La limite du film, c’est que cette gémellité entre guerre et cinéma débouche sur pas grand-chose de neuf, cinématographiquement ou philosophiquement. La guerre peut donner lieu à un spectacle cinématographique monstrueusement efficace, on le savait déjà depuis belle lurette… Comme on sait depuis longtemps, et notamment grâce au cinéma, que, sous l’uniforme des soldats, des individus aux personnalités multiples vibrent, palpitent, s’engueulent, ont peur (et parfois pissent ou gerbent dans leur treillis), bref, des êtres humains sont broyés par une situation qui a été décidée en haut lieu et les dépasse. Sur tous ces plans, Lebanon ne fait que reproduire des schémas existants et ne progresse pas d’un centimètre.

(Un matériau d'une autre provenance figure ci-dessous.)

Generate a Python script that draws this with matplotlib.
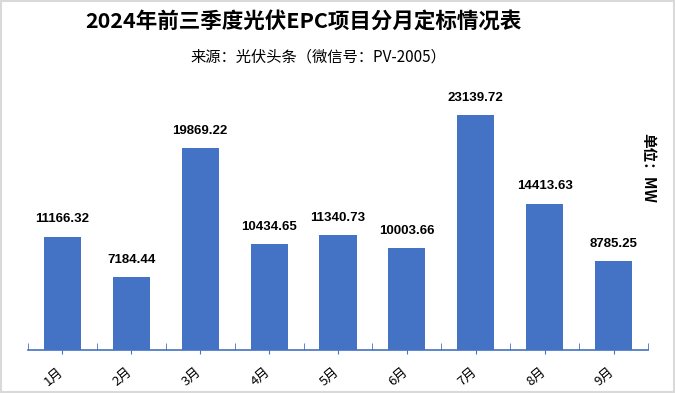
import matplotlib
matplotlib.use('Agg')
import matplotlib.pyplot as plt
from matplotlib.transforms import ScaledTranslation
import numpy as np

plt.rcParams['font.family'] = ['Liberation Sans', 'Noto Sans CJK SC', 'DejaVu Sans']

# ── data ──────────────────────────────────────
MONTHS = ["1月", "2月", "3月", "4月", "5月", "6月", "7月", "8月", "9月"]
VALUES = [11166.32, 7184.44, 19869.22, 10434.65, 11340.73,
          10003.66, 23139.72, 14413.63, 8785.25]

TITLE    = "2024年前三季度光伏EPC项目分月定标情况表"
SUBTITLE = "来源：光伏头条（微信号：PV-2005）"
UNIT     = "单位：MW"
BAR_COLOR = "#4472C4"

fig = plt.figure(figsize=(6.75, 3.93), dpi=100)
ax = fig.add_axes([0.0415, 0.1094, 0.9185, 0.6463])

x = np.arange(len(MONTHS))
bars = ax.bar(x, VALUES, width=0.54, color=BAR_COLOR)
ax.set_xlim(-0.5, len(MONTHS) - 0.5)
ax.set_ylim(0, 25000)

for bar, val in zip(bars, VALUES):
    ax.annotate(f"{val:.2f}", (bar.get_x() + bar.get_width() / 2, val),
                xytext=(0, 8), textcoords='offset points',
                ha='center', va='bottom', fontsize=9.5, fontweight='bold')

# axes styling
for side in ('top', 'right', 'left'):
    ax.spines[side].set_visible(False)
ax.spines['bottom'].set_color(BAR_COLOR)
ax.spines['bottom'].set_linewidth(1.2)
ax.set_yticks([])
ax.set_xticks(x)
ax.set_xticklabels(MONTHS, rotation=40, ha='right', rotation_mode='anchor',
                   fontsize=9.5, family=['Noto Sans CJK SC', 'DejaVu Sans'])
ax.tick_params(axis='x', which='major', direction='out', length=3,
               color=BAR_COLOR, pad=8)
ax.set_xticks(np.arange(-0.5, len(MONTHS)), minor=True)
ax.tick_params(axis='x', which='minor', direction='in', length=5,
               color=BAR_COLOR)
shift = ScaledTranslation(-5 / 100, 0, fig.dpi_scale_trans)
for lbl in ax.get_xticklabels():
    lbl.set_transform(lbl.get_transform() + shift)

# titles
cjk = ['Noto Sans CJK SC', 'DejaVu Sans']
fig.text(0.45, 0.945, TITLE, ha='center', va='center', fontsize=15.5,
         fontweight='bold', family=cjk)
fig.text(0.471, 0.855, SUBTITLE, ha='center', va='center', fontsize=11,
         family=cjk)
fig.text(0.96, 0.572, UNIT, ha='center', va='center', rotation=-90,
         fontsize=10.5, fontweight='bold', family=cjk)

# figure border
fig.patches.append(plt.Rectangle((0.002, 0.003), 0.996, 0.994,
                                 transform=fig.transFigure, fill=False,
                                 edgecolor='#D9D9D9', linewidth=1.5))

fig.savefig("out.png", dpi=100)
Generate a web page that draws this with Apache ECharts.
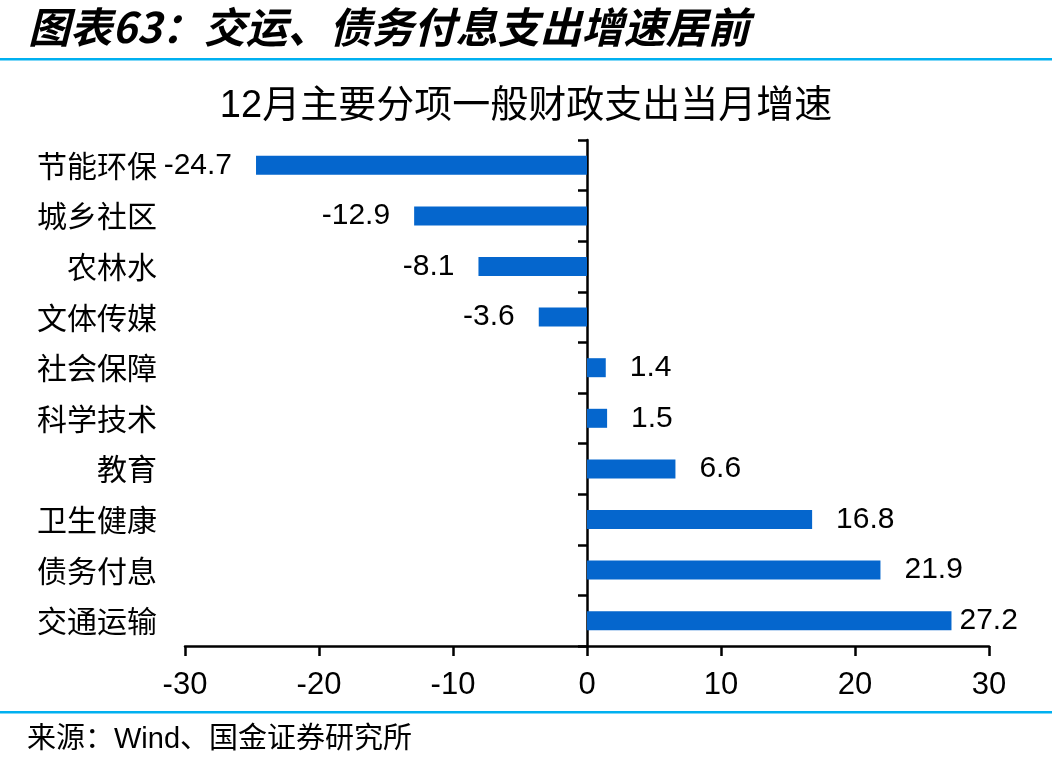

Malgré les intentions clairement pacifistes du film, deux scènes font tiquer. Lors d’un assaut, une femme civile court affolée dans les décombres. Elle est en loques, presque nue, et observée depuis le char. Cinéaste et spectateur sont certes en empathie avec cette victime, mais la beauté de cette femme et la longueur du plan laissent un arrière-goût de voyeurisme hors de propos. Dans une autre séquence, un phalangiste libanais chrétien (donc allié de circonstance d’Israël) entre dans le char pour dire deux mots en arabe à un prisonnier syrien : les sous-titres ne cachent rien de la sauvagerie du traitement promis par le phalangiste à son frère ennemi musulman. Message à peine subliminal : si Tsahal s’est très mal conduit au Liban, c’était encore pire entre Arabes.
Après le récent Beaufort, Lebanon est un autre film de guerre israélien ne lâchant pas le point de vue d’une petite unité de soldats enfermés dans un lieu étroit, cernés par un ennemi réel ou fantasmé, ne connaissant plus que la trouille, l’agressivité, l’instinct de survie. On peut y voir la métaphore, volontaire ou pas, de ce que devient la société israélienne actuelle. Ce serait là la seule et vraie “nouveauté” de Lebanon, film carré, gardant obstinément son cap esthético-politico-théorique, mais trop réductible à une démonstration de force sommaire et sans mystère pour convaincre pleinement.